Table-Dish-Cover by Maezm



London Design Festival 09: Korean designers Maezm will show work including Table-Dish-Cover, a silicon tablecloth with integrated dishes, at Designersblock in London next month.


The flexible, injection-moulded silicon product is spread over a table at meal times and then removed and washed afterwards.


Designersblock takes place from 24-27 September at 100% Design, Earls Court, London.

See all our stories about London Design Festival 2009 in our special category.


Here's some info from Maezm:



Spread the dish on the table. The flexible table cloth that looks just like a dish makes it possible to prepare food anywhere just by spreading it.
When the meal is over the ‘dish table cover’ is removed and washed. A sheet of a flexible ‘dish’ that is folded or crushed brings a new way of life that is not affected by space or time limitations.

meal tray type / special silicon for food / injection molding / 505 x 415 x 57 (mm)

reddot design award / design concept / "best of the best"
MACEF dining in2015 competition "shortlist entry"

Posted on Friday August 28th 2009 at 1:16 pm by . Copyright policy | Comments policy

  • db

    urh?? does it also suit in my dishwasher??

  • NK

    nice idea, but will it fit in the dishwasher??

  • bagelwithcreamcheeseplease
    deja vuiuiuiuiuiuiuiuiuiuiuiuiuiuiuiuiuiuiu eeeeee u!!!

  • mikaël

    I want to go on a picnic right now

  • very interesting design,but i don’t think it will be useful for everyday. At least,i think i do not like to use this in my everydays.
    But still wish it can be a special show in the Designersblock in London next month.

  • it’s is quite different from droog.

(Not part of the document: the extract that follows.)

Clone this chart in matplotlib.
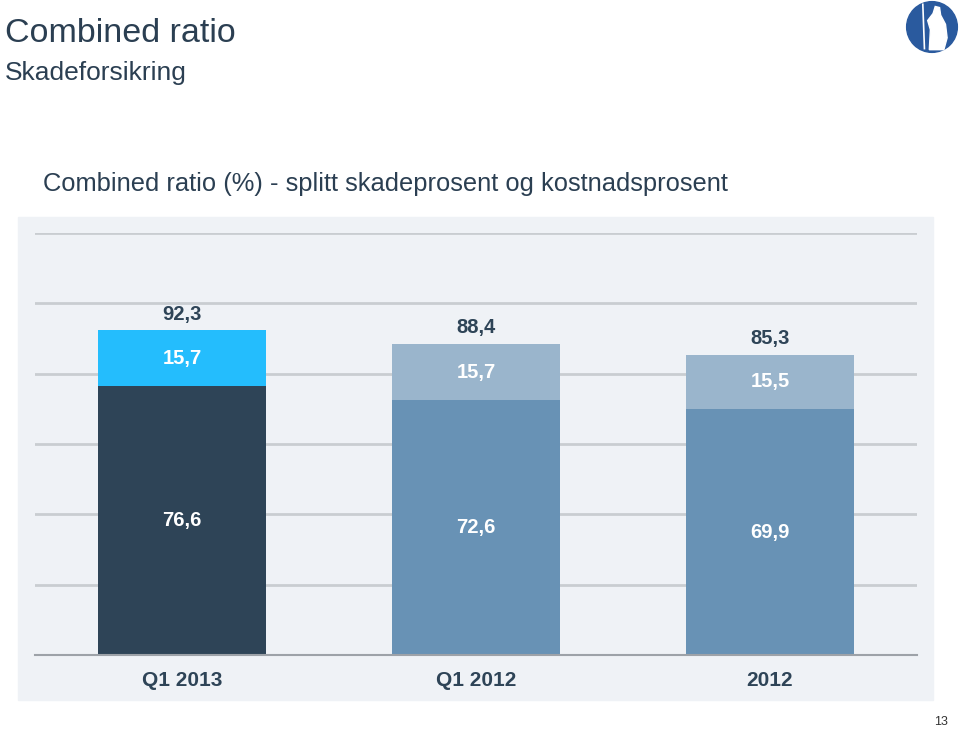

It’s very japanese in color , very dutch in concept . Great idea for eat west party

  • What happens with the leftovers, soup or sauces for example ? How do one transfers it altogether to the sink without it ending up all over the kitchen or dining room floor ? Or to a dish-washer (I can not imagine it – it seems it has to be washed in the manual way only – in the sink)?

    Sometimes I'm wondering if some of very the original designers in such field have kitchens and dining rooms of their own at all… Or whether they ever eat.

    • hank

      Is this comment serious? This is a wonderful idea and a phenomenal environmental decision. A little elbow grease never hurt anyone, i wonder how anybody lived before the invention of the dishwasher…Not to mention pouring leftovers down the sink is wasteful and i'm sure that many designers have kitchens, probably nicer and neater than yours, because of inventions like these.

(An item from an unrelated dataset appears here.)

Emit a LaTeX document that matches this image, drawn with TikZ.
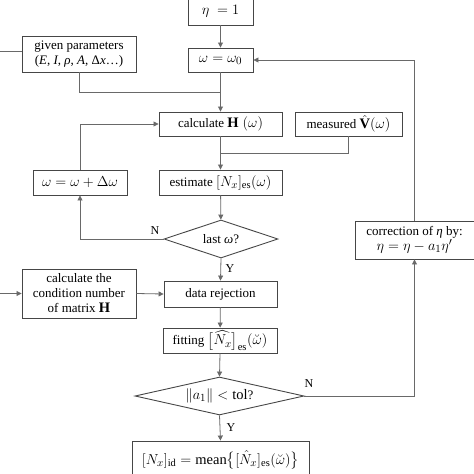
\documentclass[tikz,border=0pt]{standalone}
\usepackage{amsmath, amssymb}
\usepackage{fontspec}
\setmainfont{Liberation Serif}
\usetikzlibrary{arrows.meta, shapes.geometric}
\DeclareMathSizes{13}{14.5}{10.5}{8}
\definecolor{lineGray}{RGB}{105, 105, 105}
\definecolor{boxGray}{RGB}{70, 70, 70}

\begin{document}
\begin{tikzpicture}[x=1pt, y=-1pt,
    font=\fontsize{13}{15}\selectfont,
    proc/.style={draw=boxGray, line width=0.9pt, align=center, inner sep=1pt},
    decide/.style={draw=boxGray, line width=0.9pt, diamond, aspect=3, inner sep=0pt},
    flow/.style={draw=lineGray, line width=0.8pt, -{Triangle[length=5pt, width=5pt]}},
    link/.style={draw=lineGray, line width=0.8pt}]
      \useasboundingbox (0,0) rectangle (474,474);
      \clip (0,0) rectangle (474,474);

      % Main column
      \node[proc, minimum width=65, minimum height=28] (eta) at (220.5,11) {$\eta\;=1$};
      \node[proc, minimum width=65, minimum height=24] (omg0) at (220.5,60) {$\omega=\omega_0$};
      \node[proc, minimum width=114, minimum height=36] (param) at (79,54) {given parameters\\(\textit{E}, \textit{I}, \textit{ρ}, \textit{A}, Δ\textit{x}…)};
      \node[proc, minimum width=123, minimum height=24] (calcH) at (220.5,124) {calculate $\mathbf{H}\;(\omega)$};
      \node[proc, minimum width=107, minimum height=24] (meas) at (348.5,124) {measured $\hat{\mathbf{V}}(\omega)$};
      \node[proc, minimum width=123, minimum height=25] (est) at (220.5,182.5) {estimate $[N_x]_{\mathrm{es}}(\omega)$};
      \node[proc, minimum width=94, minimum height=25] (incr) at (80,182.5) {$\omega=\omega+\Delta\omega$};
      \node[decide, minimum width=114, minimum height=38] (last) at (221,239) {last \textit{ω}?};
      \node[proc, minimum width=114, minimum height=49] (cond) at (79,293.5) {calculate the\\condition number\\of matrix $\mathbf{H}$};
      \node[proc, minimum width=113, minimum height=26] (rej) at (220.5,294) {data rejection};
      \node[proc, minimum width=114, minimum height=25] (fit) at (220,340.5) {fitting $\bigl[\widehat{N_x}\bigr]_{\mathrm{es}}(\breve{\omega})$};
      \node[decide, minimum width=169, minimum height=38] (tol) at (219.5,396) {$\|a_1\|<\mathrm{tol}$?};
      \node[proc, minimum width=119, minimum height=38] (corr) at (414.5,240) {correction of \textit{η} by:\\$\eta=\eta-a_1\eta'$};
      \node[proc, minimum width=177, minimum height=38] (final) at (220.5,460) {$[N_x]_{\mathrm{id}}=\mathrm{mean}\bigl\{[\hat{N}_x]_{\mathrm{es}}(\breve{\omega})\bigr\}$};

      % Junctions and free ends
      \coordinate (j1) at (220.5,92);
      \coordinate (j2) at (220.5,153);
      \coordinate (inP) at (0,51);
      \coordinate (inC) at (0,293.5);

      % Connectors
      \draw[flow] (eta) -- (omg0);
      \draw[flow] (omg0) -- (calcH);
      \draw[link] (param.south) |- (j1);
      \draw[link] (inP) -- (inP -| param.west);
      \draw[flow] (calcH) -- (est);
      \draw[link] (meas.south) |- (j2);
      \draw[flow] (est) -- (last);
      \draw[flow] (last.west) -| (incr.south);
      \node[font=\fontsize{12}{14}\selectfont] (lblN1) at (155,231) {N};
      \draw[flow] (incr.north) |- (calcH.west);
      \draw[flow] (last.south) -- (rej.north);
      \node[font=\fontsize{12}{14}\selectfont] (lblY1) at (230,269) {Y};
      \draw[flow] (inC) -- (cond.west);
      \draw[flow] (cond.east) -- (rej.west);
      \draw[flow] (rej) -- (fit);
      \draw[flow] (fit.south) -- (tol.north);
      \draw[flow] (tol.east) -| (corr.south);
      \node[font=\fontsize{12}{14}\selectfont] (lblN2) at (309,384) {N};
      \draw[flow] (corr.north) |- (omg0.east);
      \draw[flow] (tol.south) -- (final.north);
      \node[font=\fontsize{12}{14}\selectfont] (lblY2) at (231,428) {Y};
    \end{tikzpicture}
\end{document}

  • Is it possible to eat inside with cutlery?
    I mean by that, “a knife” to cut the meat because there is some meat eaters… and a “fork”?
    Unless this approach is intended only to Asia, because their food is already pre-cuted… ;)

    Francois Beydoun

  • michelalano

    It’s a neat idea but I think it would get annoying, since we typically are used to grabbing whatever food we’re getting and portion it ourselves without standing up. “Pass the potatoes, please.”

  • I could see going retro and just using an old set of school cafeteria lunch trays. Less material, minimalist dividers, and hard enough to smack an unruly bully over the head with.

  • omar

    i think this creates more problems than it solves…. looks pretty cool tho.

  • Marta

    i would say thats weird..First. hard to store. Second. Hard to clean. And third – how do you actually transport food in it, from A to B when its so soft?

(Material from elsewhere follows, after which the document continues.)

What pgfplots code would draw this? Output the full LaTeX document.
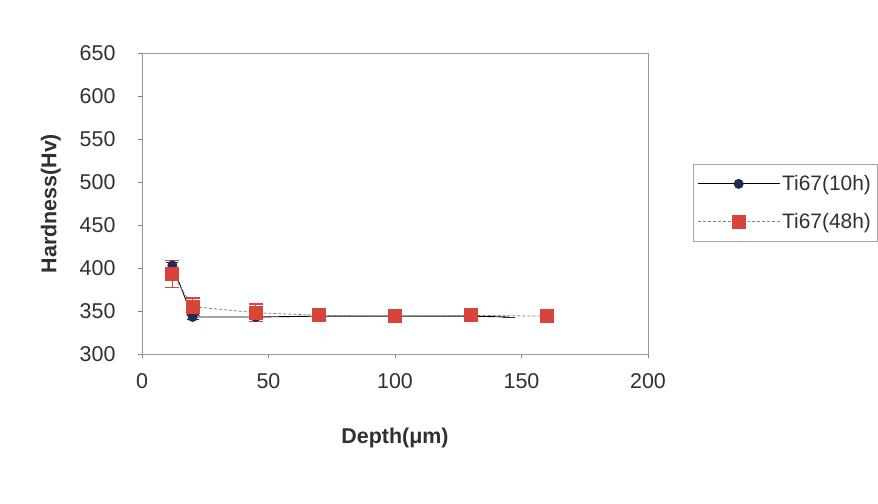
\documentclass[border=0pt]{standalone}
\usepackage{pgfplots}
\pgfplotsset{compat=1.18}
\usepackage{fontspec}
\setmainfont{Liberation Sans}
\definecolor{navy}{HTML}{1F2D55}
\definecolor{redsq}{HTML}{D8433A}
\definecolor{txt}{HTML}{303030}
\begin{document}
\begin{tikzpicture}[x=1bp,y=1bp]
\path[use as bounding box] (-142,-150) rectangle (736,354);
\begin{axis}[
  at={(0,0)}, anchor=south west,
  scale only axis, width=506bp, height=301bp,
  xmin=0, xmax=200, ymin=300, ymax=650,
  xtick={0,50,...,200}, ytick={300,350,...,650},
  xtick pos=lower, ytick pos=left,
  tick align=outside, tick style={gray, thin},
  major tick length=4bp,
  axis line style={gray!80, line width=0.8pt},
  /pgf/number format/assume math mode=true,
  ticklabel style={font=\fontsize{21.5}{21.5}\selectfont, text=txt},
  xticklabel style={yshift=-12bp},
  yticklabel style={xshift=-19bp},
  xlabel={\textbf{Depth(μm)}},
  ylabel={\textbf{Hardness(Hv)}},
  label style={font=\fontsize{21.5}{21.5}\selectfont, text=txt},
  xlabel style={yshift=-32bp},
  ylabel style={yshift=12bp},
  legend style={at={(1.089,0.63)}, anchor=north west,
    draw=gray!70, font=\fontsize{21}{21}\selectfont, text=txt,
    inner xsep=4bp, inner ysep=9bp, row sep=17bp},
  legend cell align=left,
  legend image code/.code={
    \draw[#1] (0bp,0bp) -- (82bp,0bp);
    \draw[#1, only marks] plot coordinates {(41bp,0bp)};
  },
]
\addplot[black, line width=0.9pt, mark=*, mark size=4.5bp, mark indices={1,...,6},
  mark options={fill=navy, draw=navy, solid},
  error bars/.cd, y dir=both, y explicit,
  error bar style={navy, line width=1pt}, error mark options={rotate=90, mark size=6bp, navy}]
coordinates {
 (12,403) +- (0,4)
 (20,343) +- (0,3)
 (45,343) +- (0,3)
 (70,344) +- (0,3)
 (100,344) +- (0,3)
 (130,344) +- (0,3)
 (145,343) +- (0,0)
};
\addlegendentry{Ti67(10h)}
\addplot[gray, densely dashed, line width=0.8pt, mark=square*, mark size=6.5bp,
  mark options={fill=redsq, draw=redsq, solid},
  error bars/.cd, y dir=both, y explicit,
  error bar style={redsq, line width=1.3pt, solid}, error mark options={rotate=90, mark size=7bp, redsq, line width=1.3pt}]
coordinates {
 (12,393) +- (0,16)
 (20,355) +- (0,10)
 (45,348) +- (0,10)
 (70,345) +- (0,4)
 (100,344) +- (0,4)
 (130,345) +- (0,5)
 (160,344) +- (0,7)
};
\addlegendentry{Ti67(48h)}
\end{axis}
\end{tikzpicture}
\end{document}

    I just dont see the point

  • charlie chan

    idea is somewhere.
    function is nowhere.

  • charlie chan

    I would like to rephrase myself.

    The project is unique and clever, but solely in its conceptual attempt (even though its been done). The designer should have pursued this attempt as a pure conceptual project, but the mere effort in giving functions leads to its failure : how its washable, how there are many dishes, how its small enough for one person, yata yata yata.

    If by trying to present this idea of plate-table cover as a functional “product”, the designer should have taken functionality in greater concern. As EVERYONE mentions, numerous problems are still visible and unaccounted, seems hard to use and the process of preparation is unrealistic.

    But again, this project is the winner of “design CONCEPT” of Reddot, so who cares about functionality, right?

  • Brian

    I like the concept, but pass the soup could become deadly!


  • Justas

    yep , its the same as Saar Oosterhof’s 1998 table bowl- no respect for this work, author should be ashamed…

  • Thaumata

    Won’t fit in my sink. Can’t be easy to box up leftovers. Who uses the same amount of serving plates every time? Where to store it when not in use, as it looks too big for a normal cabinet and rolling it for storage takes up much more space than the same number of single dishes would.

    I’m so bored with designers who forget about functionality.

  • mark burnham

    better when made of carbon nanotubes; a flat tablecloth most of the time, but when you run a charge through it, it reforms into sturdy dinner ware. at least i think that’s how nanotubes could work. i’m no scientist.

  • M.R.

    Haven’t we seen this from Droog already?